The present-day Jewish calendar was developed out of necessity in the 4th century C.E. by Hillel II after there was no longer a large Jewish presence in the Land of Israel and even if someone was there to sight the new moon, it could not be communicated quickly enough to exiles in every location around the world, especially on days such as Rosh haShanah (Yom Teruah), when the festival begins right on the new moon. So a calculated calendar was devised which standardized the dates for many years to come. It determined that within a cycle of 19 years, a thirteenth month is added during the third, sixth, eighth, eleventh, fourteenth, seventeenth, and nineteenth years. 

The extra month is added between the eleventh and twelfth months (fifth and sixth on the civil calendar), and called Adar I, while the month simply called Adar in other years is called Adar II. Thus Purim (the 14th day of the twelfth month) is celebrated in the final month of any year rather than the twelfth as such. 

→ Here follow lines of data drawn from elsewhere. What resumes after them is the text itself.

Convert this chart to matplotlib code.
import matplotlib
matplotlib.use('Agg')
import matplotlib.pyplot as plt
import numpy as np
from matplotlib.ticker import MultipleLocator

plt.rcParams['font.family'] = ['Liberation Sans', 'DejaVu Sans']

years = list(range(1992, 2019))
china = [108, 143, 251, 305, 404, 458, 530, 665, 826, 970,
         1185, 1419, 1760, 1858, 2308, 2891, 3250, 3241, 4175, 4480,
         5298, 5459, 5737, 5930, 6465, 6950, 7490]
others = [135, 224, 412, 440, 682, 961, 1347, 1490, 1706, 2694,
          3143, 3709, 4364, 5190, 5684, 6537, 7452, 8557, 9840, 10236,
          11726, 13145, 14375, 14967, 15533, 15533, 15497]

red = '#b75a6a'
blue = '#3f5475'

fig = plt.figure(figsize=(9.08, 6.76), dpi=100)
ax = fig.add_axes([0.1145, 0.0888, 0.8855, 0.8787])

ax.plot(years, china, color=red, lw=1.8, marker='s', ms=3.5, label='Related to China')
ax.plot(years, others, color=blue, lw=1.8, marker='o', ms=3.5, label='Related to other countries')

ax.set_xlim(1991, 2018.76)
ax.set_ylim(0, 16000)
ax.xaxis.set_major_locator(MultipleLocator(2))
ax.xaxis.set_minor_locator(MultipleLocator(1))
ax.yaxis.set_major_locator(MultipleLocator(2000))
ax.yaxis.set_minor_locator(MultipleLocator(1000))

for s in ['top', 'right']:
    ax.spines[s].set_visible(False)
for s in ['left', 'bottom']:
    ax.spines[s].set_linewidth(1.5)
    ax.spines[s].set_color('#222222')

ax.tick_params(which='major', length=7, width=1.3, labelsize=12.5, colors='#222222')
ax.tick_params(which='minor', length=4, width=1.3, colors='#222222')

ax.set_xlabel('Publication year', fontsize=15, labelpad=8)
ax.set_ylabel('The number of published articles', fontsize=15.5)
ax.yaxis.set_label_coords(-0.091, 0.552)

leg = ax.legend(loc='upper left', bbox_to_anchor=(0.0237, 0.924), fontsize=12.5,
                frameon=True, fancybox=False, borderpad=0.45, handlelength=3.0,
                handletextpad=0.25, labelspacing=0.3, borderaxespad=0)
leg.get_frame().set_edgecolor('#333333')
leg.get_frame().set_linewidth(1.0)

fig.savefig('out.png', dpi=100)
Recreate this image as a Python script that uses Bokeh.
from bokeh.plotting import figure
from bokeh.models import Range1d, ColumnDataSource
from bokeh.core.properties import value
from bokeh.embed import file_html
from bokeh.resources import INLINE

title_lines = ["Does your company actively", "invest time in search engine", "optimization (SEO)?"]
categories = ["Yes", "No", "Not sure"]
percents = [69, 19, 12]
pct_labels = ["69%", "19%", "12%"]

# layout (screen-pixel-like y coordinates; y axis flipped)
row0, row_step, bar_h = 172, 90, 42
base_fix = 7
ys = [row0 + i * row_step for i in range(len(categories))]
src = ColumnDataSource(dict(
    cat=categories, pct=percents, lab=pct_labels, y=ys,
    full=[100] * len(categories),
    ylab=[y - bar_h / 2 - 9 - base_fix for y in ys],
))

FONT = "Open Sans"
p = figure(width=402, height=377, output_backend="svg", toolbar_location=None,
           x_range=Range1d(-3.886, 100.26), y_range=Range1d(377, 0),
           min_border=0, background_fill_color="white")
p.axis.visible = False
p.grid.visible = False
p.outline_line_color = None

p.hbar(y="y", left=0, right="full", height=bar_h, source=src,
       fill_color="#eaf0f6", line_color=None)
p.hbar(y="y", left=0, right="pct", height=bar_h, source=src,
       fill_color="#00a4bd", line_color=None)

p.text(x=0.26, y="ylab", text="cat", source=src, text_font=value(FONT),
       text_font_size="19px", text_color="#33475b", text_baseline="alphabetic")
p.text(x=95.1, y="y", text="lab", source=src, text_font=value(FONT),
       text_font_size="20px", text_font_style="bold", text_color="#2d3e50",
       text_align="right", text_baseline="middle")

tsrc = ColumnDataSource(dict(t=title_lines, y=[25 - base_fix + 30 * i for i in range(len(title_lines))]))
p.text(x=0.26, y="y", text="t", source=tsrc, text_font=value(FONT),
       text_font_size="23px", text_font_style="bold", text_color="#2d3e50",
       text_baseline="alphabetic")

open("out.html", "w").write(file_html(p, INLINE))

During the diaspora (dispersion), this calendar was of great help, but it is no longer necessary because of both the possibility of spotting the new moon in Israel and instant communication such as via telephone or the internet. 

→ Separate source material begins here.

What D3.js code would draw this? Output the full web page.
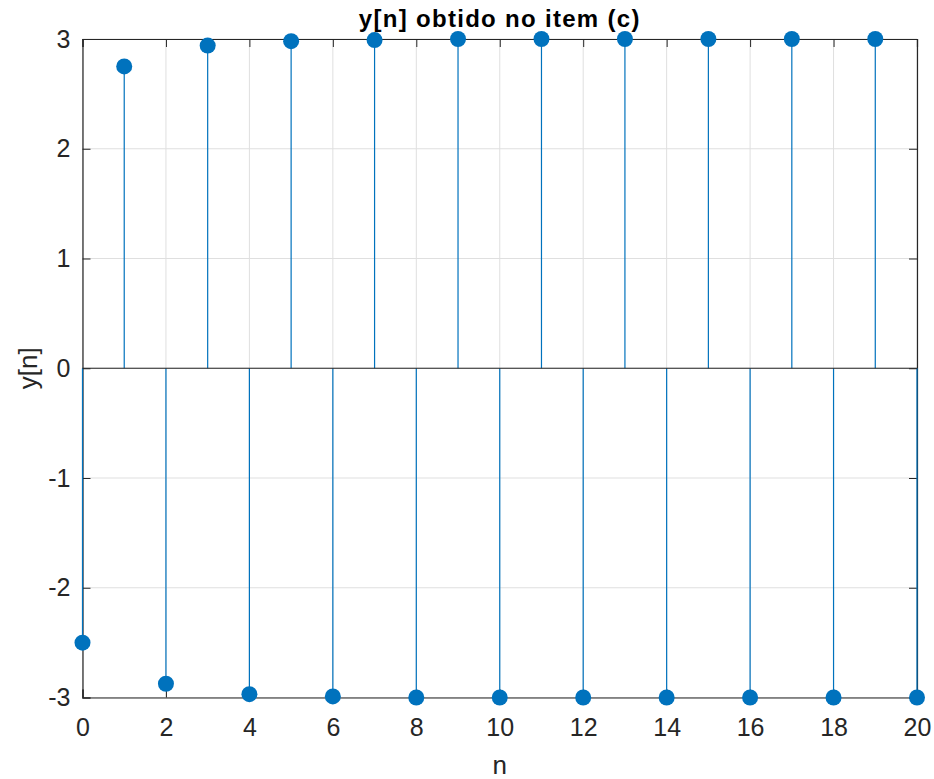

While the contrived calendar has been amazingly accurate for having been set so many centuries ago, it still occasionally does not line up with the Aviv and often sets the new moon a day or two off from the actual sighting. Therefore, some, like ourselves, have returned to the ancient method of observing the holidays based on the actual new moon sighting and the Aviv. A thirteenth month is simply added whenever the Aviv stage of barley has not been reached by the end of the twelfth month. Since we do not know until a few days beforehand whether there will be a thirteenth month, should Purim be celebrated in the actual twelfth month every year?  Not necessarily; it is not a commanded festival, and the book of Esther says it is for the Jews and any who wish to celebrate with them, so we feel that the date in this case should be determined by the Jewish calendar.  The same goes for Hanukkah, which is a specifically-Jewish festival. 

But otherwise, we must sometimes distinguish between the Biblical calendar and the Jewish calendar as used today, though the new Sanhedrin in Jerusalem has on its agenda a discussion of the return to the sighting of the new moon as the defining factor for the calendar. Of course this makes dates much less predictable, but the Hebrew way is to be ready to pull up stakes every time the Ark of the Covenant and the cloud of Yahweh's presence move. 

The two types of holy days prescribed in Scripture are the hag (which means "to move or dance in a circle") and the moed ("appointed time" or "appointment", based on the word for "to bear witness" since it bears witness to us of who YHWH is and makes us part of the witness as we participate). Hagim are a subset of the moadim

Hag gives us a clue that we should not think of time as a straight line, but as an upward spiral that keeps passing the same points as it heads back toward the Garden of Eden--a level higher and a step closer each time if we stay on track!